Coronavirus: GWU wants more direct government help to sustain wages in private sector

It has welcomed the government’s economic rescue package but the General Workers’ Union believes it is still not enough to stop companies from shedding employees and asks for more direct help to businesses

The GWU says that the economic package unveiled by government is still not strong enough to prevent job losses and asks for more direct aid to businesses
The GWU says that the economic package unveiled by government is still not strong enough to prevent job losses and asks for more direct aid to businesses

General Workers’ Union has called for additional economic measures to alleviate the immediate burden companies face as a result of the coronavirus.

The union said any measure should be conditional on companies retaining employees.

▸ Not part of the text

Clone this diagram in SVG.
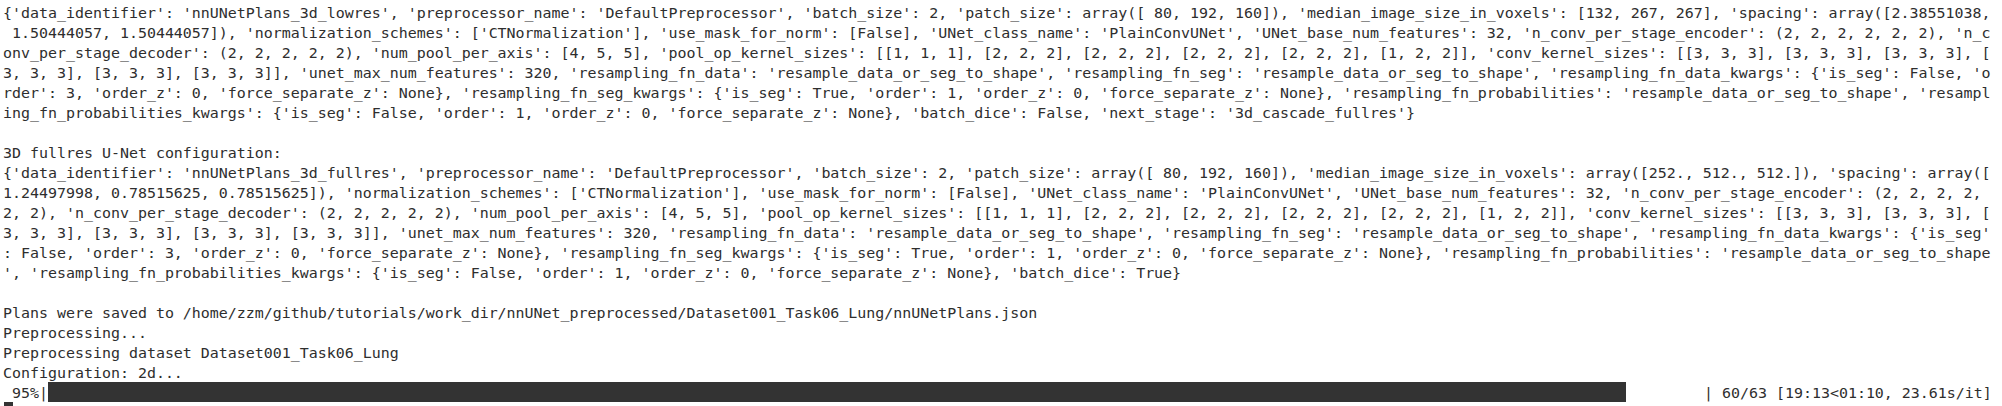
<svg xmlns="http://www.w3.org/2000/svg" width="2002" height="406" viewBox="0 0 2002 406">
<style>
text{font-family:"DejaVu Sans Mono","Liberation Mono",monospace;font-size:14.95px;fill:#2e2e2e;white-space:pre}
.blk{fill:#333333}
</style>
<rect x="0" y="0" width="2002" height="406" fill="#ffffff"/>
<g id="output">
<text x="3" y="18" xml:space="preserve">{'data_identifier': 'nnUNetPlans_3d_lowres', 'preprocessor_name': 'DefaultPreprocessor', 'batch_size': 2, 'patch_size': array([ 80, 192, 160]), 'median_image_size_in_voxels': [132, 267, 267], 'spacing': array([2.38551038,</text>
<text x="3" y="38" xml:space="preserve"> 1.50444057, 1.50444057]), 'normalization_schemes': ['CTNormalization'], 'use_mask_for_norm': [False], 'UNet_class_name': 'PlainConvUNet', 'UNet_base_num_features': 32, 'n_conv_per_stage_encoder': (2, 2, 2, 2, 2, 2), 'n_c</text>
<text x="3" y="58" xml:space="preserve">onv_per_stage_decoder': (2, 2, 2, 2, 2), 'num_pool_per_axis': [4, 5, 5], 'pool_op_kernel_sizes': [[1, 1, 1], [2, 2, 2], [2, 2, 2], [2, 2, 2], [2, 2, 2], [1, 2, 2]], 'conv_kernel_sizes': [[3, 3, 3], [3, 3, 3], [3, 3, 3], [</text>
<text x="3" y="78" xml:space="preserve">3, 3, 3], [3, 3, 3], [3, 3, 3]], 'unet_max_num_features': 320, 'resampling_fn_data': 'resample_data_or_seg_to_shape', 'resampling_fn_seg': 'resample_data_or_seg_to_shape', 'resampling_fn_data_kwargs': {'is_seg': False, 'o</text>
<text x="3" y="98" xml:space="preserve">rder': 3, 'order_z': 0, 'force_separate_z': None}, 'resampling_fn_seg_kwargs': {'is_seg': True, 'order': 1, 'order_z': 0, 'force_separate_z': None}, 'resampling_fn_probabilities': 'resample_data_or_seg_to_shape', 'resampl</text>
<text x="3" y="118" xml:space="preserve">ing_fn_probabilities_kwargs': {'is_seg': False, 'order': 1, 'order_z': 0, 'force_separate_z': None}, 'batch_dice': False, 'next_stage': '3d_cascade_fullres'}</text>
<text x="3" y="158" xml:space="preserve">3D fullres U-Net configuration:</text>
<text x="3" y="178" xml:space="preserve">{'data_identifier': 'nnUNetPlans_3d_fullres', 'preprocessor_name': 'DefaultPreprocessor', 'batch_size': 2, 'patch_size': array([ 80, 192, 160]), 'median_image_size_in_voxels': array([252., 512., 512.]), 'spacing': array([</text>
<text x="3" y="198" xml:space="preserve">1.24497998, 0.78515625, 0.78515625]), 'normalization_schemes': ['CTNormalization'], 'use_mask_for_norm': [False], 'UNet_class_name': 'PlainConvUNet', 'UNet_base_num_features': 32, 'n_conv_per_stage_encoder': (2, 2, 2, 2,</text>
<text x="3" y="218" xml:space="preserve">2, 2), 'n_conv_per_stage_decoder': (2, 2, 2, 2, 2), 'num_pool_per_axis': [4, 5, 5], 'pool_op_kernel_sizes': [[1, 1, 1], [2, 2, 2], [2, 2, 2], [2, 2, 2], [2, 2, 2], [1, 2, 2]], 'conv_kernel_sizes': [[3, 3, 3], [3, 3, 3], [</text>
<text x="3" y="238" xml:space="preserve">3, 3, 3], [3, 3, 3], [3, 3, 3], [3, 3, 3]], 'unet_max_num_features': 320, 'resampling_fn_data': 'resample_data_or_seg_to_shape', 'resampling_fn_seg': 'resample_data_or_seg_to_shape', 'resampling_fn_data_kwargs': {'is_seg'</text>
<text x="3" y="258" xml:space="preserve">: False, 'order': 3, 'order_z': 0, 'force_separate_z': None}, 'resampling_fn_seg_kwargs': {'is_seg': True, 'order': 1, 'order_z': 0, 'force_separate_z': None}, 'resampling_fn_probabilities': 'resample_data_or_seg_to_shape</text>
<text x="3" y="278" xml:space="preserve">', 'resampling_fn_probabilities_kwargs': {'is_seg': False, 'order': 1, 'order_z': 0, 'force_separate_z': None}, 'batch_dice': True}</text>
<text x="3" y="318" xml:space="preserve">Plans were saved to /home/zzm/github/tutorials/work_dir/nnUNet_preprocessed/Dataset001_Task06_Lung/nnUNetPlans.json</text>
<text x="3" y="338" xml:space="preserve">Preprocessing...</text>
<text x="3" y="358" xml:space="preserve">Preprocessing dataset Dataset001_Task06_Lung</text>
<text x="3" y="378" xml:space="preserve">Configuration: 2d...</text>
</g>
<g id="progress">
<text x="3" y="398" xml:space="preserve"> 95%|</text>
<rect class="blk" x="48" y="382" width="1578" height="20"/>
<text x="1704" y="398" xml:space="preserve">| 60/63 [19:13&lt;01:10, 23.61s/it]</text>
<rect class="blk" x="4" y="402" width="9" height="4"/>
</g>
</svg>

“In its discussions with employers, the union is informed that the measures announced by government so far will still lead to job losses,” the union said.

The economic rescue package announced on Wednesday evening by Prime Minister Robert Abela has been criticised by all employer organisations, individual businesspersons and the Opposition as falling short of what the country needs.

The GWU has now lent its voice to this growing chorus calling for stronger, more meaningful measures.

However, the union also called for measures that are sustainable, given that this was a problem no one knew how long it will last.

The union welcomed the various measures intended to soften the blow for workers who have to stop working as a result of the coronavirus restrictions, those who end up unemployed and those who live in rented accommodation.

However, it added, that this was not enough to prevent job losses.

The GWU asked for more direct help to companies in the payment of wages and credits in tax payments.

“Credits should vary according to the impact felt by the particular industry… a reduction in government induced costs for manufacturing and tourism, including cuts in water and electricity bills… a moratorium on loan repayments, especially that by households should be mandatory and last for more than three months,” the union proposed, adding the ultimate aim is that of protecting jobs.